One of the important developments in England in the 1990s was the formal adoption by police and investigators of what is known as the ''eliminative'' approach. This followed a couple of high-profile miscarriage cases, the Guildford Four and the Birmingham Six. The eliminative approach requires evidence be applied in a way to eliminate people from the pool of suspects.

Police forces around Australia, and certainly in WA and NSW, use a ''nominative'' approach. A suspect is nominated and a case built around that person. This can and does mean evidence is used selectively. In England and Scotland the nominative approach is regarded as discredited. Not here, which may explain why Napper is on the nose with police in a number of Australian states.
Most of the unsafe convictions in New Zealand appear to have resulted from the nominative approach where a suspect is identified, then a case built around him or her. This inevitably violates a fundamental rule in investigation--that of keeping an open mind. It predisposes an investigation team toward ranking some evidence as important and relevant and discarding contrary evidence that does not fit the suspect.

By contrast the eliminative approach applies the eminently sensible dictum of Conan Doyle, expressed by Sherlock Holmes: "How often have I said to you that when you have eliminated the impossible, whatever remains, however improbable, must be the truth?" (From A Study in Scarlet.)

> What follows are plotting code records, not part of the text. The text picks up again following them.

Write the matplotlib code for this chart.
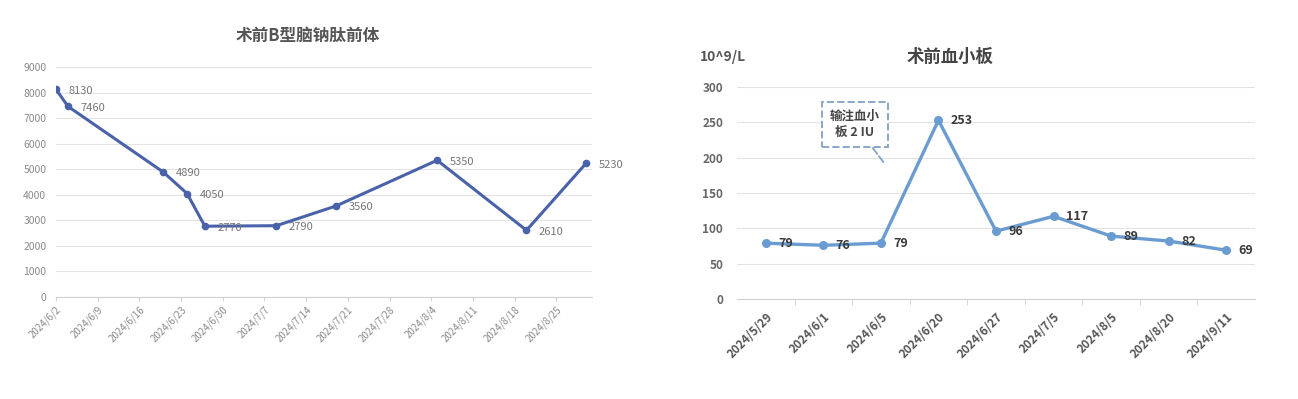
import matplotlib
matplotlib.use("Agg")
import matplotlib.pyplot as plt
import matplotlib.dates as mdates
from datetime import datetime, timedelta

plt.rcParams['font.family'] = ['Noto Sans CJK SC', 'DejaVu Sans']

# left chart: NT-proBNP
bnp_dates = ["2024-06-02", "2024-06-04", "2024-06-20", "2024-06-24", "2024-06-27",
             "2024-07-09", "2024-07-19", "2024-08-05", "2024-08-20", "2024-08-30"]
bnp_values = [8130, 7460, 4890, 4050, 2770, 2790, 3560, 5350, 2610, 5230]
bnp_title = "术前B型脑钠肽前体"

# right chart: platelets
plt_labels = ["2024/5/29", "2024/6/1", "2024/6/5", "2024/6/20", "2024/6/27",
              "2024/7/5", "2024/8/5", "2024/8/20", "2024/9/11"]
plt_values = [79, 76, 79, 253, 96, 117, 89, 82, 69]
plt_title = "术前血小板"
plt_unit = "10^9/L"
note_text = "输注血小\n板 2 IU"

W, H = 1298, 399
fig = plt.figure(figsize=(W / 100, H / 100), dpi=100)
fig.patch.set_facecolor("white")

grid_c = "#e3e3e3"
tick_c = "#8a8a8a"

# ---------- left ----------
ax1 = fig.add_axes([56 / W, 1 - 297 / H, 536 / W, 230 / H])
d = [datetime.fromisoformat(s) for s in bnp_dates]
ax1.plot(d, bnp_values, color="#4A62AA", lw=2.2, marker="o", ms=4.5, zorder=3)
for x, y in zip(d, bnp_values):
    ax1.annotate(str(y), (mdates.date2num(x), y), xytext=(9, -1), textcoords="offset points",
                 fontsize=8, color="#777777", va="center", ha="left")
start = datetime(2024, 6, 2)
ax1.set_xlim(start, datetime(2024, 8, 31))
ticks = [start + timedelta(days=7 * i) for i in range(13)]
ax1.set_xticks(ticks)
ax1.set_xticklabels([f"{t.year}/{t.month}/{t.day}" for t in ticks], rotation=45,
                    ha="right", rotation_mode="anchor", fontsize=7, color=tick_c)
ax1.set_ylim(0, 9000)
ax1.set_yticks(range(0, 9001, 1000))
ax1.tick_params(axis="y", length=0, labelsize=7.5, labelcolor=tick_c, pad=7)
ax1.tick_params(axis="x", length=3, color="#d0d0d0", pad=2)
ax1.grid(axis="y", color=grid_c, lw=0.8)
ax1.set_axisbelow(True)
for s in ["top", "right", "left"]:
    ax1.spines[s].set_visible(False)
ax1.spines["bottom"].set_color("#d0d0d0")
fig.text(308 / W, 1 - 36 / H, bnp_title, ha="center", va="center", fontsize=12,
         fontweight="bold", color="#555555")

# ---------- right ----------
ax2 = fig.add_axes([737 / W, 1 - 299 / H, 518 / W, 212 / H])
xs = list(range(len(plt_values)))
ax2.plot(xs, plt_values, color="#6A9BD1", lw=2.4, marker="o", ms=5.5, zorder=3)
for x, y in zip(xs, plt_values):
    ax2.annotate(str(y), (x, y), xytext=(9, 0), textcoords="offset points",
                 fontsize=9, fontweight="bold", color="#3a3a3a", va="center", ha="left")
ax2.set_xlim(-0.5, len(plt_values) - 0.5)
ax2.set_xticks(xs)
ax2.set_xticklabels(plt_labels, rotation=45, ha="right", rotation_mode="anchor",
                    fontsize=8.5, fontweight="bold", color="#555555")
ax2.set_xticks([x + 0.5 for x in xs[:-1]], minor=True)
ax2.tick_params(axis="x", which="major", length=0, pad=8)
ax2.tick_params(axis="x", which="minor", length=4, color="#d0d0d0")
ax2.set_ylim(0, 300)
ax2.set_yticks(range(0, 301, 50))
ax2.tick_params(axis="y", length=0, labelsize=8.5, labelcolor="#666666", pad=10)
for lab in ax2.get_yticklabels():
    lab.set_fontweight("bold")
ax2.grid(axis="y", color=grid_c, lw=0.8)
ax2.set_axisbelow(True)
for s in ["top", "right", "left"]:
    ax2.spines[s].set_visible(False)
ax2.spines["bottom"].set_color("#d0d0d0")
fig.text(950 / W, 1 - 57 / H, plt_title, ha="center", va="center", fontsize=12.5,
         fontweight="bold", color="#444444")
fig.text(700 / W, 1 - 57 / H, plt_unit, ha="left", va="center", fontsize=10,
         fontweight="bold", color="#555555")

# dashed callout box
ax2.annotate(note_text, xy=(2.06, 192), xytext=(1.55, 247), textcoords="data",
             ha="center", va="center", fontsize=9, fontweight="bold", color="#444444",
             linespacing=1.35,
             bbox=dict(boxstyle="square,pad=0.65", fc="white", ec="#8aa6c8", ls="--", lw=1.4),
             arrowprops=dict(arrowstyle="-", ls="--", color="#8aa6c8", lw=1.4,
                             shrinkA=0, shrinkB=0))

fig.savefig("out.png", dpi=100, facecolor="white")
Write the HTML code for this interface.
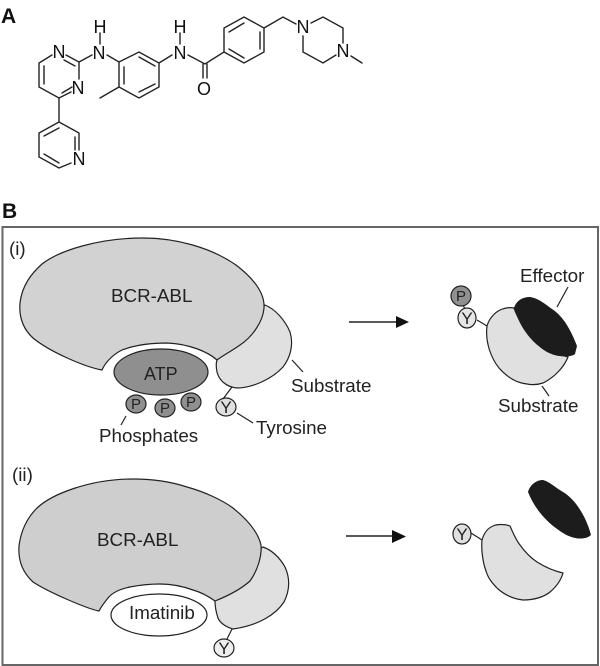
<!DOCTYPE html>
<html><head><meta charset="utf-8"><style>
html,body{margin:0;padding:0;background:#fff}
svg{display:block}
text{font-family:"Liberation Sans",sans-serif;fill:#222}
.t{font-size:18.8px}
.s{font-size:15px;text-anchor:middle}
.m{font-size:18px;text-anchor:middle;fill:#111}
.o{stroke:#222;stroke-width:1.2;stroke-linejoin:round}
.l{stroke:#222;stroke-width:1.2;fill:none}
.b{stroke:#222;stroke-width:1.4;fill:none;stroke-linecap:round}
</style></head><body>
<svg width="600" height="666" viewBox="0 0 600 666" xmlns="http://www.w3.org/2000/svg">
<rect width="600" height="666" fill="#fff"/>
<text x="1" y="23" style="font-size:21px;font-weight:bold;fill:#111">A</text>
<text x="2" y="218" style="font-size:21px;font-weight:bold;fill:#111">B</text>

<!-- molecule -->
<g class="b">
<path d="M52 55L39 63V87L59 98L71 92M66 55L79 62V79"/>
<path d="M44 66V84M64 60L75 66M62 93L72 87"/>
<path d="M79 62L92 55M107 55L119 62L139 52L159 63V87L139 98L119 87V62"/>
<path d="M124 67V84M139 57L155 66M139 92L155 84M119 87L100 98"/>
<path d="M100 33V44M180 33V44M159 63L172 55M188 55L205 64L224 52V28L244 17L264 28V52L244 63L224 52"/>
<path d="M229 32L244 23M260 32V49M229 49L244 58"/>
<path d="M203 64V78M207 64V78"/>
<path d="M264 28L283 17L296 24M311 23L323 17L343 28V43M336 55L323 63L303 52V36M351 56L362 63"/>
<path d="M59 98V122L79 133V150M71 163L59 168L39 157V133L59 122"/>
<path d="M75 137V150M44 136L59 128M44 154L59 163"/>
</g>
<text class="m" x="59" y="58">N</text>
<text class="m" x="78" y="94">N</text>
<text class="m" x="99" y="59">N</text>
<text class="m" x="100" y="33">H</text>
<text class="m" x="180" y="59">N</text>
<text class="m" x="180" y="33">H</text>
<text class="m" x="204" y="95">O</text>
<text class="m" x="303" y="33">N</text>
<text class="m" x="343" y="57">N</text>
<text class="m" x="79" y="165">N</text>

<rect x="2.5" y="227" width="595.5" height="438" fill="none" stroke="#666" stroke-width="2"/>
<text class="t" x="9" y="255">(i)</text>
<text class="t" x="12" y="481">(ii)</text>

<!-- (i) -->
<path class="o" fill="#e0e0e0" d="M265 305C275 309 285 320 290 332C294 345 290 358 283 367C272 379 252 388 237 388C226 387 219 380 217 372C216 367 216 363 217 360L240 330Z"/>
<path class="o" fill="#d2d2d2" d="M102 370C85 367 50 352 33 338C22 328 19 315 20 303C22 285 32 273 42 264C60 250 100 238 143 238C175 238 210 247 236 265C253 278 265 293 264 308C263 322 252 337 240 345C230 352 222 356 217 360C208 352 190 344 167 343C150 343 135 345 122 350C112 355 105 363 102 370Z"/>
<ellipse class="o" fill="#8f8f8f" cx="161" cy="372" rx="47" ry="23"/>
<ellipse class="o" fill="#8f8f8f" cx="136" cy="404" rx="10" ry="9"/>
<ellipse class="o" fill="#8f8f8f" cx="165" cy="408" rx="10" ry="9"/>
<ellipse class="o" fill="#8f8f8f" cx="191" cy="402" rx="10" ry="9"/>
<ellipse class="o" fill="#e0e0e0" cx="226" cy="407" rx="10" ry="9"/>
<path class="l" d="M232 387L223 399M237 413L253 423M126 416L121 425M292 360L303 372"/>
<text class="s" x="136" y="409">P</text>
<text class="s" x="165" y="413">P</text>
<text class="s" x="191" y="407">P</text>
<text class="s" x="226" y="413" style="font-size:17px">Y</text>
<text class="t" x="111" y="302">BCR-ABL</text>
<text class="t" x="144" y="380" style="font-size:18px">ATP</text>
<text class="t" x="99" y="442">Phosphates</text>
<text class="t" x="256" y="434">Tyrosine</text>
<text class="t" x="291" y="392">Substrate</text>

<path class="l" d="M349 322H397" style="stroke-width:1.4"/>
<path d="M396 316L409 322L396 328Z" fill="#111"/>

<path class="o" fill="#e0e0e0" d="M487 326C489 319 494 313 500 310C505 308 510 307 514 308C520 325 540 350 568 357C564 367 555 377 543 383C537 385 532 385 527 384C517 383 507 377 499 368C491 358 485 342 487 326Z"/>
<path d="M514 308C516 301 522 297 530 297C538 298 545 304 552 309C563 316 571 330 577 346L575 354C570 358 556 357 547 352C532 343 520 328 514 308Z" fill="#1c1c1c"/>
<path class="l" d="M477 320L487 326M463 305L465 309M568 287L557 307M542 386L549 396"/>
<ellipse class="o" fill="#909090" cx="461" cy="296" rx="10" ry="10"/>
<ellipse class="o" fill="#e6e6e6" cx="467" cy="318" rx="9" ry="10"/>
<text class="s" x="461" y="301">P</text>
<text class="s" x="467" y="324" style="font-size:17px">Y</text>
<text class="t" x="520" y="282">Effector</text>
<text class="t" x="498" y="412">Substrate</text>

<!-- (ii) -->
<path class="o" fill="#e0e0e0" d="M263 547C272 550 280 558 285 567C290 578 290 590 284 602C276 614 260 625 233 629C226 627 220 623 218 618C216 612 215 606 215 601L240 560Z"/>
<path class="o" fill="#cecece" d="M99 611C88 609 50 593 33 582C22 572 18 560 19 546C21 530 28 517 37 508C52 494 90 479 133 479C155 479 172 482 187 487C205 492 222 500 233 508C248 520 258 532 261 545C262 555 258 570 250 581C240 590 225 597 215 601C208 596 200 592 193 590C182 586 170 584 160 584C150 584 140 585 130 587C120 589 112 593 108 598C104 603 101 607 99 611Z"/>
<ellipse class="o" fill="#fff" cx="159" cy="615" rx="48" ry="21"/>
<ellipse class="o" fill="#eee" cx="224" cy="648" rx="10" ry="9"/>
<path class="l" d="M232 629L227 639"/>
<text class="s" x="224" y="654" style="font-size:17px">Y</text>
<text class="t" x="97" y="546">BCR-ABL</text>
<text class="t" x="129" y="619">Imatinib</text>

<path class="l" d="M346 536H394" style="stroke-width:1.4"/>
<path d="M392 530L406 536.5L392 543Z" fill="#111"/>

<path d="M528 492C530 485 536 480 543 480C550 482 556 488 563 492C575 499 586 516 591 535C586 540 574 540 563 533C550 525 536 512 528 492Z" fill="#1c1c1c"/>
<path class="o" fill="#e0e0e0" d="M482 540C484 533 488 528 493 526C497 524 505 524 510 526C513 533 516 540 520 545C525 552 531 558 537 562C545 567 554 571 563 573C561 580 556 587 550 592C544 597 534 600 523 600C514 599 505 595 498 589C492 583 488 578 486 571C483 563 481 550 482 540Z"/>
<ellipse class="o" fill="#e0e0e0" cx="462" cy="534" rx="9" ry="10"/>
<path class="l" d="M471 533L482 540"/>
<text class="s" x="462" y="540" style="font-size:17px">Y</text>
</svg>
</body></html>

Secondly, the UK has elevated the role and importance of independent forensic investigation of the crime scene where the police are kept at arms length.
Also appearing in the documentary was Professor David Barclay, a Scottish forensic scientist, who led the reforms in Britain that place the forensic people in control of the crime scene. British forensic scientists are independent of the police and prosecutors, and call a lot of the shots in criminal investigations. Here the police run the whole show.

The UK approach at work can now be seen in the UK forensic crime dramas, such as Silent Witness where the forensic team clearly operates independently of the police. New Zealand has excellent forensic scientists. They remain underfunded and work at the behest and request and direction of the police. Police budgets determine how often, when, and where they are employed.

One wonders how many high profile miscarriages of justice and failures to convict we need to go through in New Zealand before these changes are made in New Zealand. The police, of course, will continue to deny anything is wrong. "Nothing to see here. Move along", will likely continue to be the order of the day. This is a deeply regrettable. The Sydney Morning Herald notes:
Barclay also worked on the famous Andrew Mallard case in WA. Mallard was accused and found guilty after making a false ''confession'' of the murder of the Perth jeweller Pamela Lawrence. It was Barclay who discovered the palm print of the real murderer kept in police files for 15 years. He also uncovered other evidence pointing to Mallard's innocence, which either had never been pursued by the police or covered up.
Who would be willing to wager that we would not have the same miscarriages of justice here in New Zealand as a result of the "nominative" approach in investigation and the police controlling the use of forensic teams.